(Code that draws figures)
** start **

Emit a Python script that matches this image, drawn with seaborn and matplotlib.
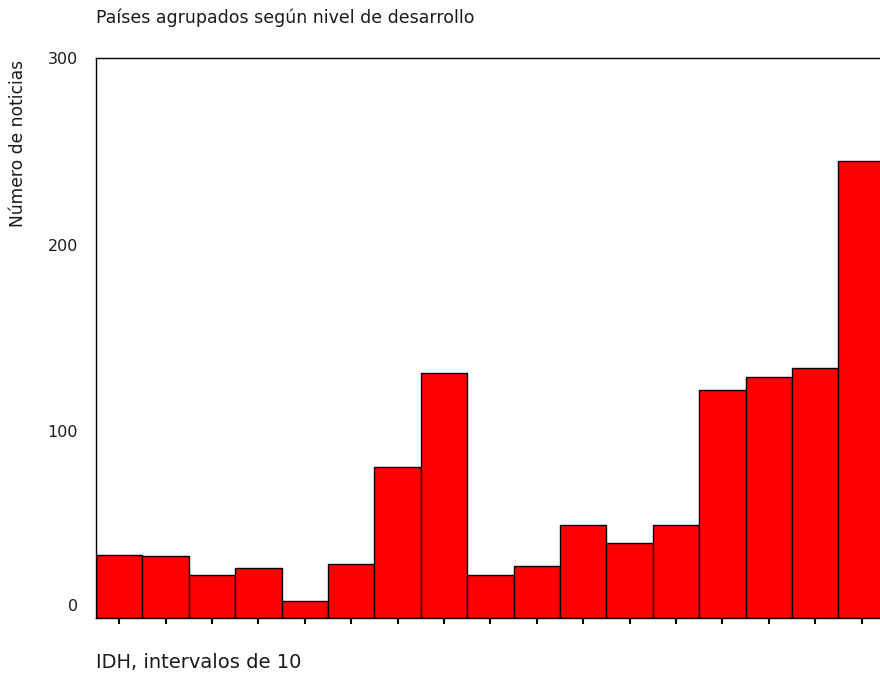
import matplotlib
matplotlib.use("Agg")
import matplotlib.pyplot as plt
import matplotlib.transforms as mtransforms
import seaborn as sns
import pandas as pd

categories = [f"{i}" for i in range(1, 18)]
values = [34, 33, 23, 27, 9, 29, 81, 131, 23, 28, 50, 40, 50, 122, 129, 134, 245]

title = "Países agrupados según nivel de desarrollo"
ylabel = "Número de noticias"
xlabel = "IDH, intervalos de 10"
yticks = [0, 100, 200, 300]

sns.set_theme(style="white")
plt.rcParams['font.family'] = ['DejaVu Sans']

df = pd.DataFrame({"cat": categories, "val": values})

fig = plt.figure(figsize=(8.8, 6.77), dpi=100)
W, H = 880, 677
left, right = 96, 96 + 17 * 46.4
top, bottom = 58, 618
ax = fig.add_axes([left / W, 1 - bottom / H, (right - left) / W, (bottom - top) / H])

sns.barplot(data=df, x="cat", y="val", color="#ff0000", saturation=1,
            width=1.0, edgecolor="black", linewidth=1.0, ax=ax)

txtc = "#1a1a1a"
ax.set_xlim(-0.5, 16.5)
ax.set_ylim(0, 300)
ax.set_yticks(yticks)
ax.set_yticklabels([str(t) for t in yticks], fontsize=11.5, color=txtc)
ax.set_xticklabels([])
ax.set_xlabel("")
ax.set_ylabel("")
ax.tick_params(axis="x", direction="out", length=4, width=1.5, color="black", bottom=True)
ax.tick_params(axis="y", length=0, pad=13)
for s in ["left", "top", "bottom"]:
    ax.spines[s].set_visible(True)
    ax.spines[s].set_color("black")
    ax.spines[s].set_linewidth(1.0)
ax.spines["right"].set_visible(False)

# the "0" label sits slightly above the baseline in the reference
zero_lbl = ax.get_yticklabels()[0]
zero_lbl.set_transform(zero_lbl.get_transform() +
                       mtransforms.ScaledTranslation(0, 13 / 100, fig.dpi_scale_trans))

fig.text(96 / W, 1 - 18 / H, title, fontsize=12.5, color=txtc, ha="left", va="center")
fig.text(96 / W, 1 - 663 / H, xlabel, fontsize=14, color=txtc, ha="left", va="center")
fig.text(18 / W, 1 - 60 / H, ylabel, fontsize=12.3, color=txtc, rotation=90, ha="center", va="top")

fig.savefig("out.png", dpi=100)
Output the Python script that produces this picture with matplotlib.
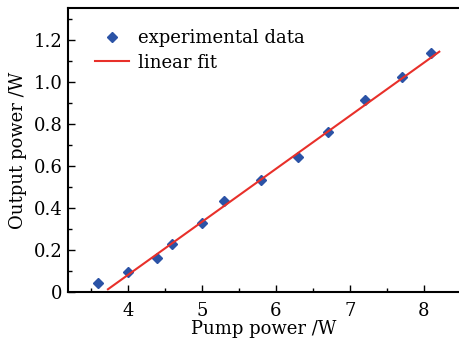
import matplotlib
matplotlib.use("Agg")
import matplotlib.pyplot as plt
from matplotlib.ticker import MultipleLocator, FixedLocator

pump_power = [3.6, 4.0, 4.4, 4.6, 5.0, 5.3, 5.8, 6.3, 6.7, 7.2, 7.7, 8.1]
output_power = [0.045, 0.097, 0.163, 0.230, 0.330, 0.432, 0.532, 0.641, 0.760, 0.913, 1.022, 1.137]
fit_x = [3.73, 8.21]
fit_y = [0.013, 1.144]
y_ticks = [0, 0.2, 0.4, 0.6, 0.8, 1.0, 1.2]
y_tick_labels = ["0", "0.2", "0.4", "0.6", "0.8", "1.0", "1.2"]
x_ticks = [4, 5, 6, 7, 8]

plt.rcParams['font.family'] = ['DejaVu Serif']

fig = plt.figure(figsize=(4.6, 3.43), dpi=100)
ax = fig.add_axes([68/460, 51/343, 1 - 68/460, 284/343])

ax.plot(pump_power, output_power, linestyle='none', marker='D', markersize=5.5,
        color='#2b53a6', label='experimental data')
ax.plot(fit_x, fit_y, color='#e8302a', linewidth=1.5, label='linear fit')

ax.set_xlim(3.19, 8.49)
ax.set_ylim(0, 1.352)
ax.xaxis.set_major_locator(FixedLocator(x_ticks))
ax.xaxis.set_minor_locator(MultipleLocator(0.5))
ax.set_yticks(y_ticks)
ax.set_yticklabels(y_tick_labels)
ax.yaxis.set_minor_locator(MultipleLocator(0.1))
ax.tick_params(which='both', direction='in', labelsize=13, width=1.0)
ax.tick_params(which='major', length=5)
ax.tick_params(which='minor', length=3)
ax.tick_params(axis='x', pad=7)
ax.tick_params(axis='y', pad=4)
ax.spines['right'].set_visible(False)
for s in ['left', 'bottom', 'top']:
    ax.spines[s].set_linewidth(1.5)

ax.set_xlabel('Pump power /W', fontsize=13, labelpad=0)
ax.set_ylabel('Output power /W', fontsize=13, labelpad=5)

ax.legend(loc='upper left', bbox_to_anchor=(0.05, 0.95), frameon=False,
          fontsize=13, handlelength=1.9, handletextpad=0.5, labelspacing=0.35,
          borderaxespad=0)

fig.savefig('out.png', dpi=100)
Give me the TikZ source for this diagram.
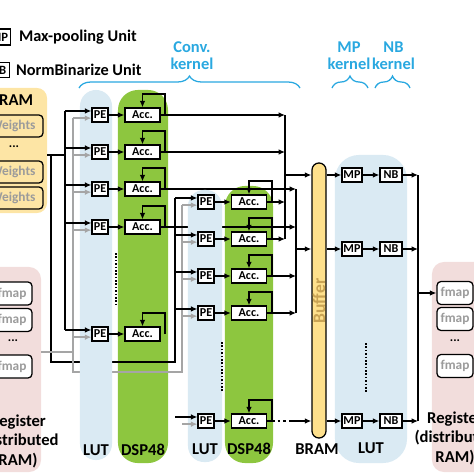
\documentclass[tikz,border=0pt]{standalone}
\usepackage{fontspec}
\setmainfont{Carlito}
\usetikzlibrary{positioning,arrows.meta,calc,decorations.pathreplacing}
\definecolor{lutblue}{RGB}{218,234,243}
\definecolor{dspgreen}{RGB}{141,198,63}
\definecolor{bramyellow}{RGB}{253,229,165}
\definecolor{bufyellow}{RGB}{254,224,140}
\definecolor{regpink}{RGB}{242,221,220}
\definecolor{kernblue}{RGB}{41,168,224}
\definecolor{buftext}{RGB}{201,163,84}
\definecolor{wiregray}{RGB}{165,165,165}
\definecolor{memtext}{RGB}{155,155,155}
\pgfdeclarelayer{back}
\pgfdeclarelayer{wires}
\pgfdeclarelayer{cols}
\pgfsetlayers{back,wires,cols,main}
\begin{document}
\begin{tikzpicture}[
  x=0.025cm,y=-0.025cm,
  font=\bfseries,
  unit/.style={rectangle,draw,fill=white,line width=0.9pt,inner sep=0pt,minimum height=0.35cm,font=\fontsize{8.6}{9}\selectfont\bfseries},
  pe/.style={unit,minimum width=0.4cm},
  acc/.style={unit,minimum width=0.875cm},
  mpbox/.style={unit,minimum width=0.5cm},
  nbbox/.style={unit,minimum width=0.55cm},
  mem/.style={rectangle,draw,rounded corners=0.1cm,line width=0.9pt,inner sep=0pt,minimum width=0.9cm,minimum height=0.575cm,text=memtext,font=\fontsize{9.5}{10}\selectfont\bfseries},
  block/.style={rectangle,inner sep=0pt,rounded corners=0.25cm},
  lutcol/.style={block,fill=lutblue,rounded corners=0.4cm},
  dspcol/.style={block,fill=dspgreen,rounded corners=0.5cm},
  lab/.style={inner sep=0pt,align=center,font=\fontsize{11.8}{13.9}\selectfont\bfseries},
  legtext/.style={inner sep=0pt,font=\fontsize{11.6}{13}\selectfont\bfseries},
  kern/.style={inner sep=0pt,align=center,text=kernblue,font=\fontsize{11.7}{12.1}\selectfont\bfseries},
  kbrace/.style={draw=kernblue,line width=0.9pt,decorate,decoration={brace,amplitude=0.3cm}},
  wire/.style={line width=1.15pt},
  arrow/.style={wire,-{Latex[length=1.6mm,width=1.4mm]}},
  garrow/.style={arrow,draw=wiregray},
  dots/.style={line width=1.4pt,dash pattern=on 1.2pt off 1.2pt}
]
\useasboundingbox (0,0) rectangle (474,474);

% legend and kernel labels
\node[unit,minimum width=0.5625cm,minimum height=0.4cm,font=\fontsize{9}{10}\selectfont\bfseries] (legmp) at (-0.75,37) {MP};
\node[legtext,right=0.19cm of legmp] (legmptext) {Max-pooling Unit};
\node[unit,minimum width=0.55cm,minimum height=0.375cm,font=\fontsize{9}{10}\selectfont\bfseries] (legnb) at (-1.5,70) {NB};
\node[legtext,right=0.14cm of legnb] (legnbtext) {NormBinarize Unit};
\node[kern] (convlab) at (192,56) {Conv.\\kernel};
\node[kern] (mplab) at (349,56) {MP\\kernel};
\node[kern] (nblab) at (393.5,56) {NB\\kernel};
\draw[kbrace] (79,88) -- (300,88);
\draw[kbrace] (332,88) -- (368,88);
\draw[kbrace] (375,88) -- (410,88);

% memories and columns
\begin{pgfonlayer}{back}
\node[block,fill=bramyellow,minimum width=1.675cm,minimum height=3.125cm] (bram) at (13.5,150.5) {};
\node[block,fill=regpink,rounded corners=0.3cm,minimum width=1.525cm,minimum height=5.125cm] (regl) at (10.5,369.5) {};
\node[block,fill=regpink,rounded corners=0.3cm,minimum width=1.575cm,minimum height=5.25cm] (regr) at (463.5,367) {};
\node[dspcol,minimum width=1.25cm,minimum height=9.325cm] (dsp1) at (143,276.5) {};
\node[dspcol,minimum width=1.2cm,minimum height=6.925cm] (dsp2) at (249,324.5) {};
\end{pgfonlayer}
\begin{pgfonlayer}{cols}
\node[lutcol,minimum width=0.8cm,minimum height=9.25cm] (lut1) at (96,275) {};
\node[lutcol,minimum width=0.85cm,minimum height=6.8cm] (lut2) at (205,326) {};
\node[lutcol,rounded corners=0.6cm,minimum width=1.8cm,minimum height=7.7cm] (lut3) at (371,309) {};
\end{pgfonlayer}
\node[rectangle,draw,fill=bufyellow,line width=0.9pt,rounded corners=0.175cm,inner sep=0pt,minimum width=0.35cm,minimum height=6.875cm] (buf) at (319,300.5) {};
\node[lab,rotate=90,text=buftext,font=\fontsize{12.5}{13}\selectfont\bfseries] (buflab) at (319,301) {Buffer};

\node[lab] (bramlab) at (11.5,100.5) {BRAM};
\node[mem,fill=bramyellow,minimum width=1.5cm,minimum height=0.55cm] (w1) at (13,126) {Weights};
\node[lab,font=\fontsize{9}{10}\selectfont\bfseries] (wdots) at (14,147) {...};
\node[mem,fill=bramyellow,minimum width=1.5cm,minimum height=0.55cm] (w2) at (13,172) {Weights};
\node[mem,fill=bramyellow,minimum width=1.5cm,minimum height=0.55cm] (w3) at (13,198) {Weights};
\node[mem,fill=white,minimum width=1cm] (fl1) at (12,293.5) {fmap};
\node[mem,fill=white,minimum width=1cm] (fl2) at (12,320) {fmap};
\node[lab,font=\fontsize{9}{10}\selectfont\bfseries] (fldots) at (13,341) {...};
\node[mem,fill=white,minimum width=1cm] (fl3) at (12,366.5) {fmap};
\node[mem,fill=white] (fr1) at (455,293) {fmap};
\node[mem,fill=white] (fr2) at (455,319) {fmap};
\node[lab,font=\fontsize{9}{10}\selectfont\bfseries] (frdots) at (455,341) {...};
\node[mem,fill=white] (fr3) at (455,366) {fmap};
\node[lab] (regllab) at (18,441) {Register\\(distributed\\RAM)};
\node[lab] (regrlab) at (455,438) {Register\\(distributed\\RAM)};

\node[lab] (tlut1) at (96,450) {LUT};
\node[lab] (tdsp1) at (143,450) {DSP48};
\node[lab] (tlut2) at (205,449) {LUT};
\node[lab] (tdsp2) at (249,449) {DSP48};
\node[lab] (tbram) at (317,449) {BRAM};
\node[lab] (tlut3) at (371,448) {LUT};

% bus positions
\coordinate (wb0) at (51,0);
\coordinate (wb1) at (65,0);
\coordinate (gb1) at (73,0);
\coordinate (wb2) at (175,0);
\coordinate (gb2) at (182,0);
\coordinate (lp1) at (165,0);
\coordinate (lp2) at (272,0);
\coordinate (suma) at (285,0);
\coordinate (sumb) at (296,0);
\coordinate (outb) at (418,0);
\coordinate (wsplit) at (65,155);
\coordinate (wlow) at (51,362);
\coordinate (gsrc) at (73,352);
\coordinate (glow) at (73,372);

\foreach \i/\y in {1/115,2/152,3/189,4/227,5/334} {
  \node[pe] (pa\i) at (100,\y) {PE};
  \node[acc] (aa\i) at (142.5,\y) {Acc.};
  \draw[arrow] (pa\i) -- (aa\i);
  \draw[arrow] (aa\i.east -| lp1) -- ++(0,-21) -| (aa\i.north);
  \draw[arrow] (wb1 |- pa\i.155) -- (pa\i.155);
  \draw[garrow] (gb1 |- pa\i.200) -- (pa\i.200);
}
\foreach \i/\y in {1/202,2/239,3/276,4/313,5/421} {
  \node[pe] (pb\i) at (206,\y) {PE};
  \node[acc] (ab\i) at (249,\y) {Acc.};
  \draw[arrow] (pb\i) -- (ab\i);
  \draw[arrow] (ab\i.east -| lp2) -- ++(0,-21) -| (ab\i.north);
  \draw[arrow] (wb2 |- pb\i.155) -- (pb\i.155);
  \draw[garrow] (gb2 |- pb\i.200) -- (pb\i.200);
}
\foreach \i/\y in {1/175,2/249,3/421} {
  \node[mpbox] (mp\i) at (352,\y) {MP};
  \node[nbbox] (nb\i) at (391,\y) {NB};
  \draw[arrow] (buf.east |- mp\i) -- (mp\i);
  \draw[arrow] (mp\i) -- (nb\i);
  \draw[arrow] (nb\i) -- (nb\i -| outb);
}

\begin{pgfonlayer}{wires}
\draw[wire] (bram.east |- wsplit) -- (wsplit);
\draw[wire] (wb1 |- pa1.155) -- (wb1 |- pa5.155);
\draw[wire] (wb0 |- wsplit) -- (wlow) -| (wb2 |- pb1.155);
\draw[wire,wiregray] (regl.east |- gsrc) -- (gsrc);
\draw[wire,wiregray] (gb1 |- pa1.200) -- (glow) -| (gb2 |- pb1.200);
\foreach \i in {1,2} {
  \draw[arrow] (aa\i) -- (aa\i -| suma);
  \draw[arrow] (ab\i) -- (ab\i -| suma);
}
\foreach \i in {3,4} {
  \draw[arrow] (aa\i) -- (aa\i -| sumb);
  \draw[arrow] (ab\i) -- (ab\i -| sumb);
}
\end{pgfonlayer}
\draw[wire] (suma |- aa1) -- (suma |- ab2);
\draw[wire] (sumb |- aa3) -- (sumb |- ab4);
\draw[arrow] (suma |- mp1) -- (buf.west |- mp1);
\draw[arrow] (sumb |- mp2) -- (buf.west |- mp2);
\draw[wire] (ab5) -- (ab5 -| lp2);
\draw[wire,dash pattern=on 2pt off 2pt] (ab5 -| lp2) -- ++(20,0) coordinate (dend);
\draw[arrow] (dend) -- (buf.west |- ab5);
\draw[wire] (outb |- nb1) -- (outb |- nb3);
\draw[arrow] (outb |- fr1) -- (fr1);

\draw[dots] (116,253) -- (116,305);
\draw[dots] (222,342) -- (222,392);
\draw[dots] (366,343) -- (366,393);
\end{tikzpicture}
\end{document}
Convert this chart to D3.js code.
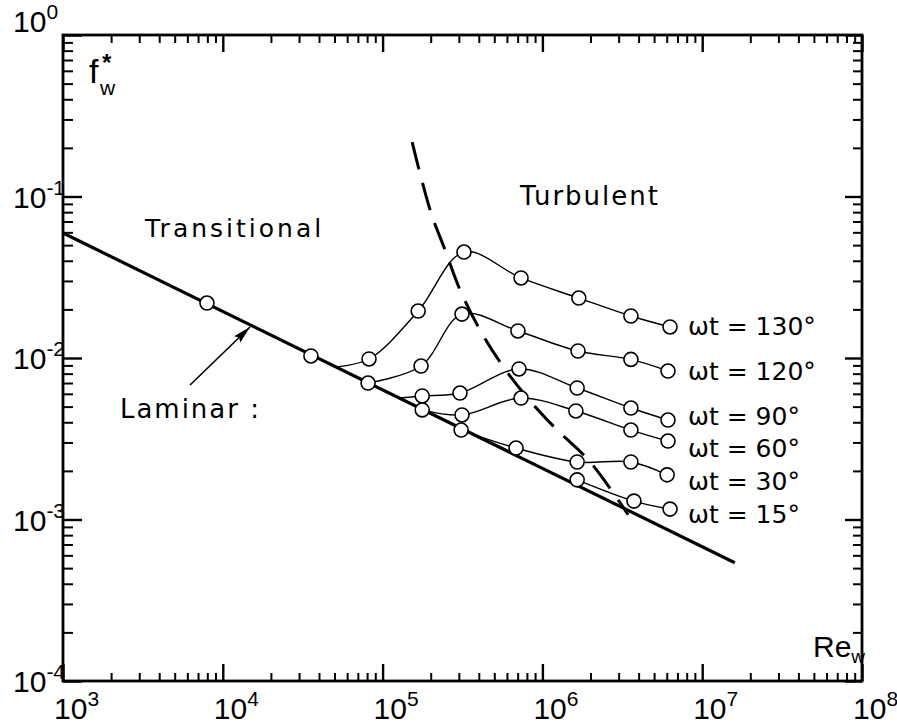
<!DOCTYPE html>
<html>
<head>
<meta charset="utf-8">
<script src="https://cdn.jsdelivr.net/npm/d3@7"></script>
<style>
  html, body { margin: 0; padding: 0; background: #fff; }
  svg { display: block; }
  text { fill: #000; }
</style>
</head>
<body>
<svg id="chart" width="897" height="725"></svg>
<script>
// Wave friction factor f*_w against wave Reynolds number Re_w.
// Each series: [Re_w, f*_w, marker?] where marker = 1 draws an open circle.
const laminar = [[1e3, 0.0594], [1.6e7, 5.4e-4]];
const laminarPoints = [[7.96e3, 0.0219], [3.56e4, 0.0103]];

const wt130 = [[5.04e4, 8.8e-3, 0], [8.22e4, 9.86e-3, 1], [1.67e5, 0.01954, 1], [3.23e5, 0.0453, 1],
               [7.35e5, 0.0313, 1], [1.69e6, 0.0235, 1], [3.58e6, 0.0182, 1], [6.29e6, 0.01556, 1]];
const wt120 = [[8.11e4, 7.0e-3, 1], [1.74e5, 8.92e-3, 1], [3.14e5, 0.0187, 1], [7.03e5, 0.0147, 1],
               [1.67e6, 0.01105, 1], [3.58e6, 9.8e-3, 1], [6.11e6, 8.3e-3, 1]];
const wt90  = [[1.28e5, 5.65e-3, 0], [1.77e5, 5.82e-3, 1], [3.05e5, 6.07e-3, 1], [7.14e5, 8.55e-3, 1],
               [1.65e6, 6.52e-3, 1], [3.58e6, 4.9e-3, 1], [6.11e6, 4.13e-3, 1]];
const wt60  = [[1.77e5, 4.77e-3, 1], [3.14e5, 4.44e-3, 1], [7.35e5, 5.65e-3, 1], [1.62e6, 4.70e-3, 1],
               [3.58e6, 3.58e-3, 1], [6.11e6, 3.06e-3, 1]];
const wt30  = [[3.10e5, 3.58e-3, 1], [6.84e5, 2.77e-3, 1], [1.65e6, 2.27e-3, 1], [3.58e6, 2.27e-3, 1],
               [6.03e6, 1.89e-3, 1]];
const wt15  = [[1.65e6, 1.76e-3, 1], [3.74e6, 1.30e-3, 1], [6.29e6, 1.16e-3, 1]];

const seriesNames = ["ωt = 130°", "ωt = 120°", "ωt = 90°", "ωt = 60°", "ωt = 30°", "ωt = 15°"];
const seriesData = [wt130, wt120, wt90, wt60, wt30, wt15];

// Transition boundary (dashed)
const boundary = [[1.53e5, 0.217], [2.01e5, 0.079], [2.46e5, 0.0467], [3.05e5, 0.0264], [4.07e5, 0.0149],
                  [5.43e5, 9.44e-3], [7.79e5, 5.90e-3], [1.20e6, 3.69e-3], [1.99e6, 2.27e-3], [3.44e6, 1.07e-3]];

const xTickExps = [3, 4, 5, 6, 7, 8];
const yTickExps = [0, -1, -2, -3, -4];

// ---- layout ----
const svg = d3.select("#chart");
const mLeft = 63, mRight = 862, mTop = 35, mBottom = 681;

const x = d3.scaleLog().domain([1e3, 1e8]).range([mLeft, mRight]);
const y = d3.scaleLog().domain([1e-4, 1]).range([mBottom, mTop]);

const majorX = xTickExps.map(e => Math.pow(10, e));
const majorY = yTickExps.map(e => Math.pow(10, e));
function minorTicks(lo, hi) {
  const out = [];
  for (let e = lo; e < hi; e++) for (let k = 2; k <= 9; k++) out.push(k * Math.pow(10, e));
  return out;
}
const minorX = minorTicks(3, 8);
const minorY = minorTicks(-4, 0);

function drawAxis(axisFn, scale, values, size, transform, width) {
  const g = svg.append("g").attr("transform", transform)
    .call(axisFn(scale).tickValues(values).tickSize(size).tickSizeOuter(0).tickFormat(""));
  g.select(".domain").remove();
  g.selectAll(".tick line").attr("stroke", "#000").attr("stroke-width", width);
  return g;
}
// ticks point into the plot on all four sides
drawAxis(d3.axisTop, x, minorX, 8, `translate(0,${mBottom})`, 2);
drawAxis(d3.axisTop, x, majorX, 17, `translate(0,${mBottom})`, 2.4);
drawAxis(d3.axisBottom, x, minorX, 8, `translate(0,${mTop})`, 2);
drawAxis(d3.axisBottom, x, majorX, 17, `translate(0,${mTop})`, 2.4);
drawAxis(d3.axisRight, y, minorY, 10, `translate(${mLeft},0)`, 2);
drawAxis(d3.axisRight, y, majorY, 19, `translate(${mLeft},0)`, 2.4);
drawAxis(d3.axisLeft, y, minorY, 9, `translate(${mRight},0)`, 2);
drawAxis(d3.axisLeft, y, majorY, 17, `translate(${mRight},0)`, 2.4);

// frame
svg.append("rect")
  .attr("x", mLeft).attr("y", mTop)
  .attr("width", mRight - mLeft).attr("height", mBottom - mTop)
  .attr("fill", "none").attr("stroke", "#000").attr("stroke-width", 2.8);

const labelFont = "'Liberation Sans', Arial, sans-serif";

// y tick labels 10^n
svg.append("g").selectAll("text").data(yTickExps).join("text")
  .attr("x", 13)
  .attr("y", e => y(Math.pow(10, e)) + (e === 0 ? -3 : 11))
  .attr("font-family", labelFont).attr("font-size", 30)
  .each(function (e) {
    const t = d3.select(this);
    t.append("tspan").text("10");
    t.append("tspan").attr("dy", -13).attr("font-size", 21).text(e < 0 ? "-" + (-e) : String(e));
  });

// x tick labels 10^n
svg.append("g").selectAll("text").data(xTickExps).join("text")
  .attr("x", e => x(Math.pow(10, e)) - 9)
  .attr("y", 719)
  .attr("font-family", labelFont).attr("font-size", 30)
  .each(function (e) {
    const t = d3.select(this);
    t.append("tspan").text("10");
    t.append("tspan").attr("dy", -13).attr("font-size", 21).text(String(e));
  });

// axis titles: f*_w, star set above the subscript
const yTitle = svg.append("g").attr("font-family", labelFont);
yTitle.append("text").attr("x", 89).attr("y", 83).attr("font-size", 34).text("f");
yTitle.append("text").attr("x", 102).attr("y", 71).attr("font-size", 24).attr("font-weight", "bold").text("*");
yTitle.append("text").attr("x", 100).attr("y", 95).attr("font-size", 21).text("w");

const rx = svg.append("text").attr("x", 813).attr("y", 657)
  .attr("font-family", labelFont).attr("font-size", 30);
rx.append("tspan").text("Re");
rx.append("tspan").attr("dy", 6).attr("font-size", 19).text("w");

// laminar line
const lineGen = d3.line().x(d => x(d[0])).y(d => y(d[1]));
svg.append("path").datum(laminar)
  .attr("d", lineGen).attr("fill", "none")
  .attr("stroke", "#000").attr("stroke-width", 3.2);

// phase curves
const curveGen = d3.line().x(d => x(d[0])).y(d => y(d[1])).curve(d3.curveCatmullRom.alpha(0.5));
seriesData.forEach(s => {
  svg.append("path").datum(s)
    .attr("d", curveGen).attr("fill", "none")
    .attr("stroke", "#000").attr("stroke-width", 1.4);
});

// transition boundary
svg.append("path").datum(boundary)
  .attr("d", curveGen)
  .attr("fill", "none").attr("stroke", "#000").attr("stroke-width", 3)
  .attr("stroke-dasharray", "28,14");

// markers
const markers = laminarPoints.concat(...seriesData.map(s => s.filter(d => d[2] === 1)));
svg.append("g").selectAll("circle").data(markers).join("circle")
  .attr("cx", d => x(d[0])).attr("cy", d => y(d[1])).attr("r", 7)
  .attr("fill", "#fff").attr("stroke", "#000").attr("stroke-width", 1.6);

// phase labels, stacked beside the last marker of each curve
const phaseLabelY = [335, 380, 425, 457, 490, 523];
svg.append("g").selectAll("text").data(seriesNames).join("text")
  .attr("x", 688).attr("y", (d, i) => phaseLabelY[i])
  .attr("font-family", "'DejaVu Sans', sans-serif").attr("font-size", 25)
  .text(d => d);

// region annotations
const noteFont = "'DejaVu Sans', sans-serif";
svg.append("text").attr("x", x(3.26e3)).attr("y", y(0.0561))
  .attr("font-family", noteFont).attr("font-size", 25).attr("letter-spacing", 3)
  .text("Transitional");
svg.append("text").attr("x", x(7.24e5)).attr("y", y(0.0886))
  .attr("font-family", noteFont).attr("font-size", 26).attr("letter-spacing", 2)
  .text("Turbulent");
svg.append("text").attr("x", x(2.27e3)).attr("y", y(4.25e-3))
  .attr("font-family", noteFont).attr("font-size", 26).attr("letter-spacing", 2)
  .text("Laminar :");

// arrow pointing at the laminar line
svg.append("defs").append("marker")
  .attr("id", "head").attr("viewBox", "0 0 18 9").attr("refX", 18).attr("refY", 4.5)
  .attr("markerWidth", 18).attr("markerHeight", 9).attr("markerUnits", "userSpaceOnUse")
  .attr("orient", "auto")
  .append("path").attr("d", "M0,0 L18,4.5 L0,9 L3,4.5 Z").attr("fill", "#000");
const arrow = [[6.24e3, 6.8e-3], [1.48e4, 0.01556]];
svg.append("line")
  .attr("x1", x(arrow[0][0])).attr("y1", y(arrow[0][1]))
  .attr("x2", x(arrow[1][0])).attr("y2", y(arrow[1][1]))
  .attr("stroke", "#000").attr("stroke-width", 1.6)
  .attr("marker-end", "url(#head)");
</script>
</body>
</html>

** end **

- [INSTRUCTIONS FOR THE TASK]
Output exactly the span of lines from the top of the listing through the line holding "129, 134, 245]", and leave every picture out.

- [WRITTEN SOLUTION]
Emit a Python script that matches this image, drawn with seaborn and matplotlib.
import matplotlib
matplotlib.use("Agg")
import matplotlib.pyplot as plt
import matplotlib.transforms as mtransforms
import seaborn as sns
import pandas as pd

categories = [f"{i}" for i in range(1, 18)]
values = [34, 33, 23, 27, 9, 29, 81, 131, 23, 28, 50, 40, 50, 122, 129, 134, 245]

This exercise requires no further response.